[Begin]

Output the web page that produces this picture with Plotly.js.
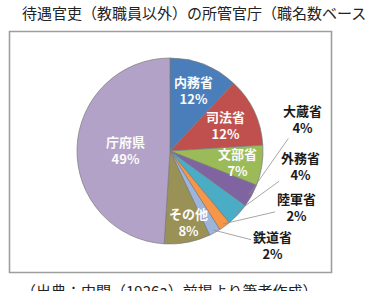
<!DOCTYPE html>
<html>
<head>
<meta charset="utf-8">
<script src="https://cdn.plot.ly/plotly-3.0.1.min.js"></script>
<style>html,body{margin:0;padding:0;background:#fff;}#chart{width:365px;height:291px;}</style>
</head>
<body>
<div id="chart"></div>
<script>
// ---- data ----
const labels = ['内務省','司法省','文部省','大蔵省','外務省','陸軍省','鉄道省','その他','庁府県'];
const values = [12, 12, 7, 4, 4, 2, 2, 8, 49];
const colors = ['#4A7EBB','#C0504D','#9BBB59','#8064A2','#4BACC6','#F79646','#9DB4DB','#9A9157','#B3A2C7'];
const outsideLabels = ['大蔵省','外務省','陸軍省','鉄道省'];
const titleText = '待遇官吏（教職員以外）の所管官庁（職名数ベース）';
const sourceText = '（出典：内閣（1926a）前掲より筆者作成）';

// ---- layout constants (pixels) ----
const W = 365, H = 291;
const CX = 170, CY = 151, R = 93;
// outside label centres (pixels)
const outsidePos = {
  '大蔵省': [302, 119],
  '外務省': [300, 166],
  '陸軍省': [296, 207],
  '鉄道省': [272, 245]
};
// inside label placement: radius fraction and angular nudge (deg)
const insidePlace = {
  '内務省': [0.70, 0],
  '司法省': [0.66, 0],
  '文部省': [0.735, 0],
  'その他': [0.79, -4],
  '庁府県': [0.48, 0]
};
const FONT = '"Noto Sans CJK JP", "Noto Sans", sans-serif';

const total = values.reduce((a, b) => a + b, 0);

const trace = {
  type: 'pie',
  labels: labels,
  values: values,
  sort: false,
  direction: 'clockwise',
  rotation: 0,
  marker: {colors: colors, line: {color: '#7a7a7a', width: 0.7}},
  textinfo: 'none',
  hoverinfo: 'none',
  showlegend: false,
  domain: {x: [(CX - R) / W, (CX + R) / W], y: [(H - CY - R) / H, (H - CY + R) / H]}
};

const annotations = [];
let cum = 0;
labels.forEach((l, i) => {
  const mid = (cum + values[i] / 2) / total;
  cum += values[i];
  const pct = Math.round(values[i] / total * 100) + '%';
  if (outsideLabels.includes(l)) {
    const th = 2 * Math.PI * mid;
    const tx = CX + R * 0.97 * Math.sin(th);
    const ty = CY - R * 0.97 * Math.cos(th);
    const [lx, ly] = outsidePos[l];
    annotations.push({
      xref: 'paper', yref: 'paper', x: tx / W, y: (H - ty) / H,
      ax: lx - tx, ay: ly - ty,
      text: l + '<br>' + pct,
      showarrow: true, arrowhead: 0, arrowwidth: 0.8, arrowcolor: '#8f8f8f', standoff: 0,
      font: {family: FONT, size: 13, color: '#1a1a1a', weight: 'bold'},
      align: 'center'
    });
  } else {
    const [rf, dAng] = insidePlace[l];
    const th = 2 * Math.PI * mid + dAng * Math.PI / 180;
    const px = CX + R * rf * Math.sin(th);
    const py = CY - R * rf * Math.cos(th);
    annotations.push({
      xref: 'paper', yref: 'paper', x: px / W, y: (H - py) / H,
      xanchor: 'center', yanchor: 'middle', showarrow: false,
      text: l + '<br>' + pct,
      font: {family: FONT, size: 13, color: '#fbfbfb', weight: 'bold'},
      align: 'center'
    });
  }
});

annotations.push({
  xref: 'paper', yref: 'paper', x: 20 / W, y: (H - 13) / H,
  xanchor: 'left', yanchor: 'middle', showarrow: false,
  text: titleText, font: {family: FONT, size: 15, color: '#222222'}
});
annotations.push({
  xref: 'paper', yref: 'paper', x: 169 / W, y: (H - 290) / H,
  xanchor: 'center', yanchor: 'middle', showarrow: false,
  text: sourceText, font: {family: FONT, size: 15, color: '#222222'}
});

const layout = {
  width: W, height: H,
  margin: {l: 0, r: 0, t: 0, b: 0},
  paper_bgcolor: '#ffffff',
  shapes: [{
    type: 'rect', xref: 'paper', yref: 'paper',
    x0: 9.5 / W, x1: 331.5 / W, y0: (H - 272.5) / H, y1: (H - 31.5) / H,
    line: {color: '#9e9e9e', width: 1.6}, fillcolor: 'rgba(0,0,0,0)', layer: 'below'
  }],
  annotations: annotations
};

Plotly.newPlot('chart', [trace], layout, {staticPlot: true, displayModeBar: false});
</script>
</body>
</html>
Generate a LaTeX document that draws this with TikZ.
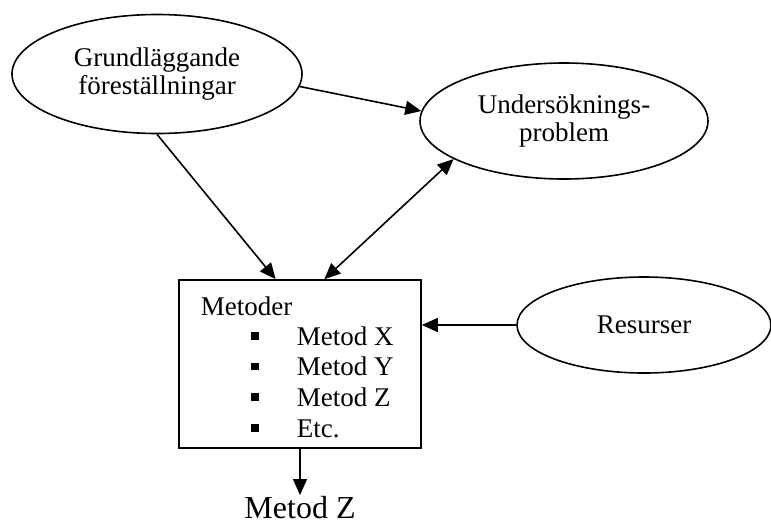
\documentclass[tikz,border=0pt]{standalone}
\usepackage{fontspec}
\setmainfont{Liberation Serif}
\usetikzlibrary{shapes.geometric,arrows.meta,calc}

\tikzset{
  tip/.style={-{Triangle[length=16pt,width=14pt]}},
  dtip/.style={{Triangle[length=16pt,width=14pt]}-{Triangle[length=16pt,width=14pt]}},
  bubble/.style={draw,ellipse,align=center,inner sep=0pt},
  txt/.style={font=\fontsize{27}{27.5}\selectfont},
}

\begin{document}
\begin{tikzpicture}[x=1pt,y=-1pt,line width=1.6pt,txt]
  \useasboundingbox (0,0) rectangle (771,528);
  % ellipses
  \node[bubble,minimum width=290pt,minimum height=119pt] (grund) at (157,74)
    {Grundläggande\\föreställningar};
  \node[bubble,minimum width=288pt,minimum height=116pt] (unders) at (564,121)
    {Undersöknings-\\problem};
  \node[bubble,minimum width=254pt,minimum height=96pt] (resurs) at (644,325)
    {Resurser};
  % box with methods
  \node[draw,minimum width=242pt,minimum height=168pt] (metoder) at (300,364) {};
  \node[anchor=base west,inner sep=0pt] (rubrik) at (200,315) {Metoder};
  \foreach \t [count=\i from 0] in {Metod X,Metod Y,Metod Z,Etc.} {
    \node[anchor=base west,inner sep=0pt] (item\i) at (296,345+30.7*\i) {\t};
    \fill ($(item\i.base west)+(-45,-13)$) rectangle ++(7.5,7.5);
  }
  \node[anchor=north,inner sep=0pt,font=\fontsize{32}{34}\selectfont] (val) at (300,495) {Metod Z};
  % arrows
  \draw[tip] (grund.-5.5) -- (unders.176);
  \draw[tip] (grund.south) -- ($(metoder.north west)!0.4!(metoder.north east)$);
  \draw[dtip] ($(metoder.north west)!0.6!(metoder.north east)$) -- (unders.199);
  \draw[tip] (resurs.west) -- (metoder.east |- resurs.west);
  \draw[tip] (metoder.south) -- (val.north);
\end{tikzpicture}
\end{document}
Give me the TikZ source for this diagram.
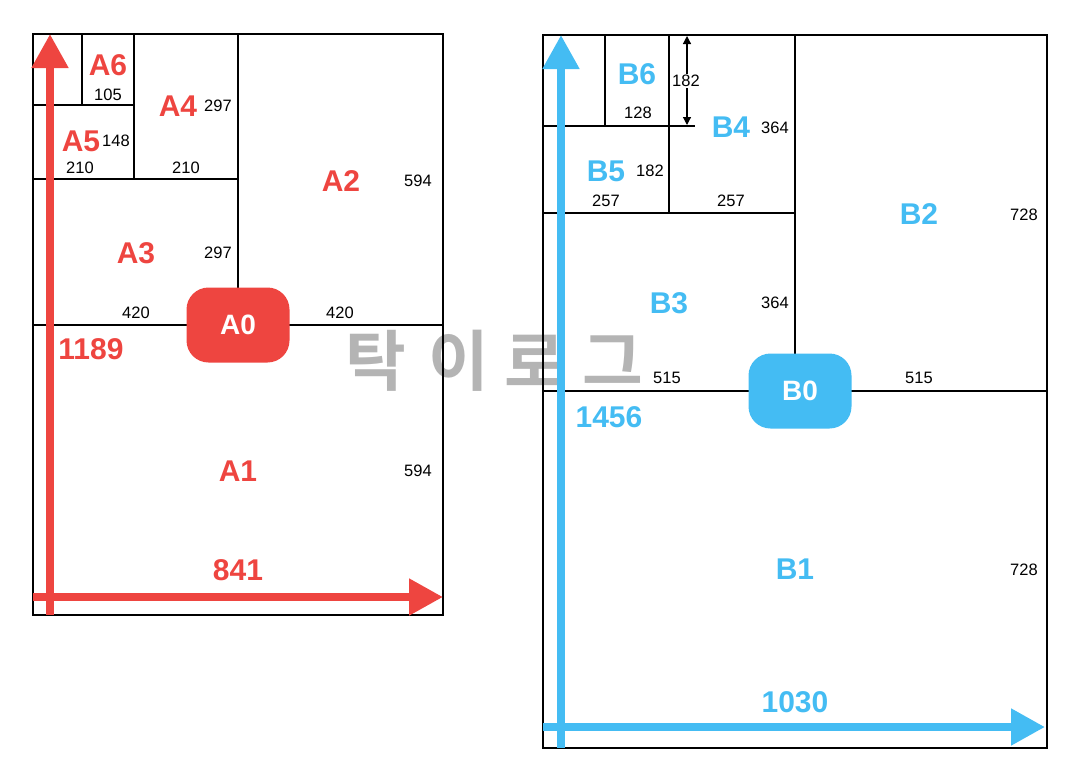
\documentclass[tikz,border=0pt]{standalone}
\usepackage{fontspec}
\setmainfont{Liberation Sans}
\newfontfamily\krfont{Noto Sans CJK KR}[BoldFont={* Bold}]
\usetikzlibrary{arrows.meta}
\definecolor{ared}{HTML}{EE4540}
\definecolor{bblue}{HTML}{44BCF3}
\definecolor{wmgray}{HTML}{B4B4B4}
\tikzset{
  frame/.style={line width=2pt, black},
  biglbl/.style={font=\fontsize{30}{30}\selectfont\bfseries, inner sep=0pt},
  num/.style={font=\fontsize{16.5}{16.5}\selectfont, inner sep=0pt},
  redlbl/.style={biglbl, text=ared},
  bluelbl/.style={biglbl, text=bblue},
  badge/.style={rounded corners=22pt, minimum width=103pt, minimum height=75pt, inner sep=0pt, text=white, font=\fontsize{28}{28}\selectfont\bfseries},
  bigarrow/.style={line width=8pt, -{Triangle[length=34pt,width=35pt]}},
  wm/.style={font=\krfont\fontsize{66}{66}\selectfont\bfseries, text=wmgray, inner sep=0pt},
  dimarrow/.style={line width=1.2pt, {Triangle[length=8pt,width=8pt]}-{Triangle[length=8pt,width=8pt]}}
}
\begin{document}
\begin{tikzpicture}[x=1pt,y=-1pt]
\useasboundingbox (0,0) rectangle (1079,780);
% watermark
\node[wm] (w1) at (376,361) {탁};
\node[wm] (w2) at (459,361) {이};
\node[wm] (w3) at (535,361) {로};
\node[wm] (w4) at (613,361) {그};
% ---------- A sheet ----------
\draw[frame] (33,34) rectangle (443,615);
\draw[frame] (33,325) -- (443,325);
\draw[frame] (238,34) -- (238,325);
\draw[frame] (33,179) -- (238,179);
\draw[frame] (134,34) -- (134,179);
\draw[frame] (33,105) -- (134,105);
\draw[frame] (82,34) -- (82,105);
% A arrows
\coordinate (av0) at (50,615);
\coordinate (av1) at (50,34);
\coordinate (ah0) at (33,597);
\coordinate (ah1) at (443,597);
\draw[bigarrow, ared] (ah0) -- (ah1);
\draw[bigarrow, ared] (av0) -- (av1);
% A labels
\node[redlbl] (a6) at (108,65) {A6};
\node[num] (a6w) at (108,95) {105};
\node[redlbl] (a4) at (178,106) {A4};
\node[num] (a4h) at (218,106) {297};
\node[redlbl] (a5) at (81,141) {A5};
\node[num] (a5h) at (116,141) {148};
\node[num] (a5w) at (80,168) {210};
\node[num] (a4w) at (186,168) {210};
\node[redlbl] (a2) at (341,181) {A2};
\node[num] (a2h) at (418,181) {594};
\node[redlbl] (a3) at (136,253) {A3};
\node[num] (a3h) at (218,253) {297};
\node[num] (a3w) at (136,313) {420};
\node[num] (a2w) at (340,313) {420};
\node[badge, fill=ared] (a0) at (238,325) {A0};
\node[redlbl] (a1189) at (91,349) {1189};
\node[redlbl] (a1) at (238,471) {A1};
\node[num] (a1h) at (418,471) {594};
\node[redlbl] (a841) at (238,570) {841};
% ---------- B sheet ----------
\draw[frame] (543,35) rectangle (1047,748);
\draw[frame] (543,391) -- (1047,391);
\draw[frame] (795,35) -- (795,391);
\draw[frame] (543,213) -- (795,213);
\draw[frame] (669,35) -- (669,213);
\draw[frame] (543,126) -- (695,126);
\draw[frame] (605,35) -- (605,126);
% B arrows
\coordinate (bv0) at (561,748);
\coordinate (bv1) at (561,35);
\coordinate (bh0) at (543,727);
\coordinate (bh1) at (1045,727);
\draw[bigarrow, bblue] (bh0) -- (bh1);
\draw[bigarrow, bblue] (bv0) -- (bv1);
% dimension arrow
\coordinate (d0) at (687,36);
\coordinate (d1) at (687,125);
\draw[dimarrow] (d0) -- (d1);
\node[num, fill=white, inner sep=1pt] (d182) at (686,81) {182};
% B labels
\node[bluelbl] (b6) at (637,74) {B6};
\node[num] (b6w) at (638,113) {128};
\node[bluelbl] (b4) at (731,127) {B4};
\node[num] (b4h) at (775,128) {364};
\node[bluelbl] (b5) at (606,171) {B5};
\node[num] (b5h) at (650,171) {182};
\node[num] (b5w) at (606,201) {257};
\node[num] (b4w) at (731,201) {257};
\node[bluelbl] (b2) at (919,214) {B2};
\node[num] (b2h) at (1024,215) {728};
\node[bluelbl] (b3) at (669,303) {B3};
\node[num] (b3h) at (775,303) {364};
\node[num] (b3w) at (667,378) {515};
\node[num] (b2w) at (919,378) {515};
\node[badge, fill=bblue] (b0) at (800,391) {B0};
\node[bluelbl] (b1456) at (609,417) {1456};
\node[bluelbl] (b1) at (795,569) {B1};
\node[num] (b1h) at (1024,570) {728};
\node[bluelbl] (b1030) at (795,702) {1030};
\end{tikzpicture}
\end{document}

[End]

| Written task |
Which lines include the word "that"? List them all.

| Reply |
Output the web page that produces this picture with Plotly.js.
Generate a LaTeX document that draws this with TikZ.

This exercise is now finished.